> Task
Copy the data precisely, keeping every character.

> Information provided

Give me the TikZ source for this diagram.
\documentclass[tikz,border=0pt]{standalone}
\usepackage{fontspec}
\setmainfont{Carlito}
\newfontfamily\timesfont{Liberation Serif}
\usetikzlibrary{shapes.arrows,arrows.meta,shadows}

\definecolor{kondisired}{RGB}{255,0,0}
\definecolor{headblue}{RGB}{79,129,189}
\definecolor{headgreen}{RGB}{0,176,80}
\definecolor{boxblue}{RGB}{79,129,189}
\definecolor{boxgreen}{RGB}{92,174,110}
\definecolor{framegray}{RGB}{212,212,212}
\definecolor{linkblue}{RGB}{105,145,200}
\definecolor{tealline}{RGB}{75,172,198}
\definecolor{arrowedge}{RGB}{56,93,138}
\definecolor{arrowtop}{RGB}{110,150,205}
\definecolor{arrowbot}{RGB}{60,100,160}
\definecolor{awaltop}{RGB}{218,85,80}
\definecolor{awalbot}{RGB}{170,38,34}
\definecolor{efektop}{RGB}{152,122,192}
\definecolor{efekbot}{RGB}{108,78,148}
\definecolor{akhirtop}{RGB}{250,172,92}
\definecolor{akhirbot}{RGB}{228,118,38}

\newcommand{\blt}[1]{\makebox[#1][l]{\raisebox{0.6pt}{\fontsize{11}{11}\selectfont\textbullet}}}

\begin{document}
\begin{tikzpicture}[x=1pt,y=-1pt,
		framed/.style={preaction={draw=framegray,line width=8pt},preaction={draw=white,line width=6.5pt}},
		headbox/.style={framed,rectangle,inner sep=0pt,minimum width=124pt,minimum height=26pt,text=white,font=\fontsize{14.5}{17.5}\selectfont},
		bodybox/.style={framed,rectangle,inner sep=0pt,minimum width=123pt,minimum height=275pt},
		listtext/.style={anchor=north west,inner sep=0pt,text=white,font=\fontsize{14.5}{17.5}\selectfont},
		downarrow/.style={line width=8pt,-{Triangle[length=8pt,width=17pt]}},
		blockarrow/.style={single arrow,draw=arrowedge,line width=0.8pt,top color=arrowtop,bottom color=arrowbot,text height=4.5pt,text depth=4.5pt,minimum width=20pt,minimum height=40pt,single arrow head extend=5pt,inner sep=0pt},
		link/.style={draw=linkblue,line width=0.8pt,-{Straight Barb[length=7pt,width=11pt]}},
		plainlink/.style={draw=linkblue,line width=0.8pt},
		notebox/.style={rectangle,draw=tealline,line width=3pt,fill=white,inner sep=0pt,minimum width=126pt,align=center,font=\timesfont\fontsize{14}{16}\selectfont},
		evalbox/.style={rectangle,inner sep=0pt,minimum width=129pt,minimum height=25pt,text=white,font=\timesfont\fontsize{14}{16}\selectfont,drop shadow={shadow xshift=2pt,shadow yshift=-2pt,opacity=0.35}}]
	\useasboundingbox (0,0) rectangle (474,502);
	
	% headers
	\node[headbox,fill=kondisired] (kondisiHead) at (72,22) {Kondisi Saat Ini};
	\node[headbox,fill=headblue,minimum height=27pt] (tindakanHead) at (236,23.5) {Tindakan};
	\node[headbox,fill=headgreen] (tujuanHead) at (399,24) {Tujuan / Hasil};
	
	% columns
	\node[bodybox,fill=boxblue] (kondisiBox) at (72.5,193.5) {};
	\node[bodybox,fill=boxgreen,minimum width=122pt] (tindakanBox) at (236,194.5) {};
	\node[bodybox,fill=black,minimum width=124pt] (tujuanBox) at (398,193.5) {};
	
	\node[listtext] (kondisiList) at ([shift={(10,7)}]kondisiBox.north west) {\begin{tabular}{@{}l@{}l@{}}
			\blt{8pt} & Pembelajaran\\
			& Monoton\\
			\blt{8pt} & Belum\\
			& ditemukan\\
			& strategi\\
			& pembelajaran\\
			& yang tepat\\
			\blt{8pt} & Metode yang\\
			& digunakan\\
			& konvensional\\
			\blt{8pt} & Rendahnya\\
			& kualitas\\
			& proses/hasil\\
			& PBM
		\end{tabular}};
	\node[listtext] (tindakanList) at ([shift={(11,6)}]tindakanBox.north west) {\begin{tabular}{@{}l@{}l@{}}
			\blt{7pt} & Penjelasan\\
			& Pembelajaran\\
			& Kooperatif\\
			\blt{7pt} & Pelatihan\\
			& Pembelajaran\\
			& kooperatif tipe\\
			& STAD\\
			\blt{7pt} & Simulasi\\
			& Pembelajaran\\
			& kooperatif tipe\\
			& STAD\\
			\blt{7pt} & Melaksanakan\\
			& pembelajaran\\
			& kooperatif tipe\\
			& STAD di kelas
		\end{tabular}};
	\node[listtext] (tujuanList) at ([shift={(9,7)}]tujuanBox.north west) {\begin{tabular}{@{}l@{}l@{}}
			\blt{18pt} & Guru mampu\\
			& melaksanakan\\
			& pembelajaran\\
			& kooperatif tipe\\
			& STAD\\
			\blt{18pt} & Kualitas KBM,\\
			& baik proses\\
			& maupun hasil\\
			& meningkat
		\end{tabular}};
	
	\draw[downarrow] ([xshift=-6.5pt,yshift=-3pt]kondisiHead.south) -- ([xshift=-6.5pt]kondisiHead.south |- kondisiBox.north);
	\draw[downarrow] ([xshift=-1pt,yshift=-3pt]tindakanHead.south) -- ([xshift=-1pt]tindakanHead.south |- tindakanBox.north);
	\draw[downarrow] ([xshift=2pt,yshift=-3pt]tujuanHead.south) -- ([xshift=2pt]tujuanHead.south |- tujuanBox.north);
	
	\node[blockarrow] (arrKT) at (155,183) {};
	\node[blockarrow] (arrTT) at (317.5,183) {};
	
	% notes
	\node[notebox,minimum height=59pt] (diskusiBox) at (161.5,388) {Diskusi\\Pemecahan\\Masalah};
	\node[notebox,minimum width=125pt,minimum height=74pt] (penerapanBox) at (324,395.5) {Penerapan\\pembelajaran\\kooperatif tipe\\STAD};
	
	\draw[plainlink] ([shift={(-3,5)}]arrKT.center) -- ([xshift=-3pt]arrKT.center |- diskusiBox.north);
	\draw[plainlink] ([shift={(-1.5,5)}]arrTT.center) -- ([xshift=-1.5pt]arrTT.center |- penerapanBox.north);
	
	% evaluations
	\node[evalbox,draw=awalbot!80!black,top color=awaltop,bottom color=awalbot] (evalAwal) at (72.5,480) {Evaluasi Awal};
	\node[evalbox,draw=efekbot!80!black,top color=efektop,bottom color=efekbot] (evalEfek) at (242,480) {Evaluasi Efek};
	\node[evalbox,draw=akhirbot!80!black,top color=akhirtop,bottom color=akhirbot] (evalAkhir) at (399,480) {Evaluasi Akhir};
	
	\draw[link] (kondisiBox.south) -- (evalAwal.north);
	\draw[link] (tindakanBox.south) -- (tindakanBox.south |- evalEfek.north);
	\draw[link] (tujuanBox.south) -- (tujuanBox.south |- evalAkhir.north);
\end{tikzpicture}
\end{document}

> Solution
Give me the TikZ source for this diagram.
\documentclass[tikz,border=0pt]{standalone}
\usepackage{fontspec}
\setmainfont{Carlito}
\newfontfamily\timesfont{Liberation Serif}
\usetikzlibrary{shapes.arrows,arrows.meta,shadows}

\definecolor{kondisired}{RGB}{255,0,0}
\definecolor{headblue}{RGB}{79,129,189}
\definecolor{headgreen}{RGB}{0,176,80}
\definecolor{boxblue}{RGB}{79,129,189}
\definecolor{boxgreen}{RGB}{92,174,110}
\definecolor{framegray}{RGB}{212,212,212}
\definecolor{linkblue}{RGB}{105,145,200}
\definecolor{tealline}{RGB}{75,172,198}
\definecolor{arrowedge}{RGB}{56,93,138}
\definecolor{arrowtop}{RGB}{110,150,205}
\definecolor{arrowbot}{RGB}{60,100,160}
\definecolor{awaltop}{RGB}{218,85,80}
\definecolor{awalbot}{RGB}{170,38,34}
\definecolor{efektop}{RGB}{152,122,192}
\definecolor{efekbot}{RGB}{108,78,148}
\definecolor{akhirtop}{RGB}{250,172,92}
\definecolor{akhirbot}{RGB}{228,118,38}

\newcommand{\blt}[1]{\makebox[#1][l]{\raisebox{0.6pt}{\fontsize{11}{11}\selectfont\textbullet}}}

\begin{document}
\begin{tikzpicture}[x=1pt,y=-1pt,
		framed/.style={preaction={draw=framegray,line width=8pt},preaction={draw=white,line width=6.5pt}},
		headbox/.style={framed,rectangle,inner sep=0pt,minimum width=124pt,minimum height=26pt,text=white,font=\fontsize{14.5}{17.5}\selectfont},
		bodybox/.style={framed,rectangle,inner sep=0pt,minimum width=123pt,minimum height=275pt},
		listtext/.style={anchor=north west,inner sep=0pt,text=white,font=\fontsize{14.5}{17.5}\selectfont},
		downarrow/.style={line width=8pt,-{Triangle[length=8pt,width=17pt]}},
		blockarrow/.style={single arrow,draw=arrowedge,line width=0.8pt,top color=arrowtop,bottom color=arrowbot,text height=4.5pt,text depth=4.5pt,minimum width=20pt,minimum height=40pt,single arrow head extend=5pt,inner sep=0pt},
		link/.style={draw=linkblue,line width=0.8pt,-{Straight Barb[length=7pt,width=11pt]}},
		plainlink/.style={draw=linkblue,line width=0.8pt},
		notebox/.style={rectangle,draw=tealline,line width=3pt,fill=white,inner sep=0pt,minimum width=126pt,align=center,font=\timesfont\fontsize{14}{16}\selectfont},
		evalbox/.style={rectangle,inner sep=0pt,minimum width=129pt,minimum height=25pt,text=white,font=\timesfont\fontsize{14}{16}\selectfont,drop shadow={shadow xshift=2pt,shadow yshift=-2pt,opacity=0.35}}]
	\useasboundingbox (0,0) rectangle (474,502);
	
	% headers
	\node[headbox,fill=kondisired] (kondisiHead) at (72,22) {Kondisi Saat Ini};
	\node[headbox,fill=headblue,minimum height=27pt] (tindakanHead) at (236,23.5) {Tindakan};
	\node[headbox,fill=headgreen] (tujuanHead) at (399,24) {Tujuan / Hasil};
	
	% columns
	\node[bodybox,fill=boxblue] (kondisiBox) at (72.5,193.5) {};
	\node[bodybox,fill=boxgreen,minimum width=122pt] (tindakanBox) at (236,194.5) {};
	\node[bodybox,fill=black,minimum width=124pt] (tujuanBox) at (398,193.5) {};
	
	\node[listtext] (kondisiList) at ([shift={(10,7)}]kondisiBox.north west) {\begin{tabular}{@{}l@{}l@{}}
			\blt{8pt} & Pembelajaran\\
			& Monoton\\
			\blt{8pt} & Belum\\
			& ditemukan\\
			& strategi\\
			& pembelajaran\\
			& yang tepat\\
			\blt{8pt} & Metode yang\\
			& digunakan\\
			& konvensional\\
			\blt{8pt} & Rendahnya\\
			& kualitas\\
			& proses/hasil\\
			& PBM
		\end{tabular}};
	\node[listtext] (tindakanList) at ([shift={(11,6)}]tindakanBox.north west) {\begin{tabular}{@{}l@{}l@{}}
			\blt{7pt} & Penjelasan\\
			& Pembelajaran\\
			& Kooperatif\\
			\blt{7pt} & Pelatihan\\
			& Pembelajaran\\
			& kooperatif tipe\\
			& STAD\\
			\blt{7pt} & Simulasi\\
			& Pembelajaran\\
			& kooperatif tipe\\
			& STAD\\
			\blt{7pt} & Melaksanakan\\
			& pembelajaran\\
			& kooperatif tipe\\
			& STAD di kelas
		\end{tabular}};
	\node[listtext] (tujuanList) at ([shift={(9,7)}]tujuanBox.north west) {\begin{tabular}{@{}l@{}l@{}}
			\blt{18pt} & Guru mampu\\
			& melaksanakan\\
			& pembelajaran\\
			& kooperatif tipe\\
			& STAD\\
			\blt{18pt} & Kualitas KBM,\\
			& baik proses\\
			& maupun hasil\\
			& meningkat
		\end{tabular}};
	
	\draw[downarrow] ([xshift=-6.5pt,yshift=-3pt]kondisiHead.south) -- ([xshift=-6.5pt]kondisiHead.south |- kondisiBox.north);
	\draw[downarrow] ([xshift=-1pt,yshift=-3pt]tindakanHead.south) -- ([xshift=-1pt]tindakanHead.south |- tindakanBox.north);
	\draw[downarrow] ([xshift=2pt,yshift=-3pt]tujuanHead.south) -- ([xshift=2pt]tujuanHead.south |- tujuanBox.north);
	
	\node[blockarrow] (arrKT) at (155,183) {};
	\node[blockarrow] (arrTT) at (317.5,183) {};
	
	% notes
	\node[notebox,minimum height=59pt] (diskusiBox) at (161.5,388) {Diskusi\\Pemecahan\\Masalah};
	\node[notebox,minimum width=125pt,minimum height=74pt] (penerapanBox) at (324,395.5) {Penerapan\\pembelajaran\\kooperatif tipe\\STAD};
	
	\draw[plainlink] ([shift={(-3,5)}]arrKT.center) -- ([xshift=-3pt]arrKT.center |- diskusiBox.north);
	\draw[plainlink] ([shift={(-1.5,5)}]arrTT.center) -- ([xshift=-1.5pt]arrTT.center |- penerapanBox.north);
	
	% evaluations
	\node[evalbox,draw=awalbot!80!black,top color=awaltop,bottom color=awalbot] (evalAwal) at (72.5,480) {Evaluasi Awal};
	\node[evalbox,draw=efekbot!80!black,top color=efektop,bottom color=efekbot] (evalEfek) at (242,480) {Evaluasi Efek};
	\node[evalbox,draw=akhirbot!80!black,top color=akhirtop,bottom color=akhirbot] (evalAkhir) at (399,480) {Evaluasi Akhir};
	
	\draw[link] (kondisiBox.south) -- (evalAwal.north);
	\draw[link] (tindakanBox.south) -- (tindakanBox.south |- evalEfek.north);
	\draw[link] (tujuanBox.south) -- (tujuanBox.south |- evalAkhir.north);
\end{tikzpicture}
\end{document}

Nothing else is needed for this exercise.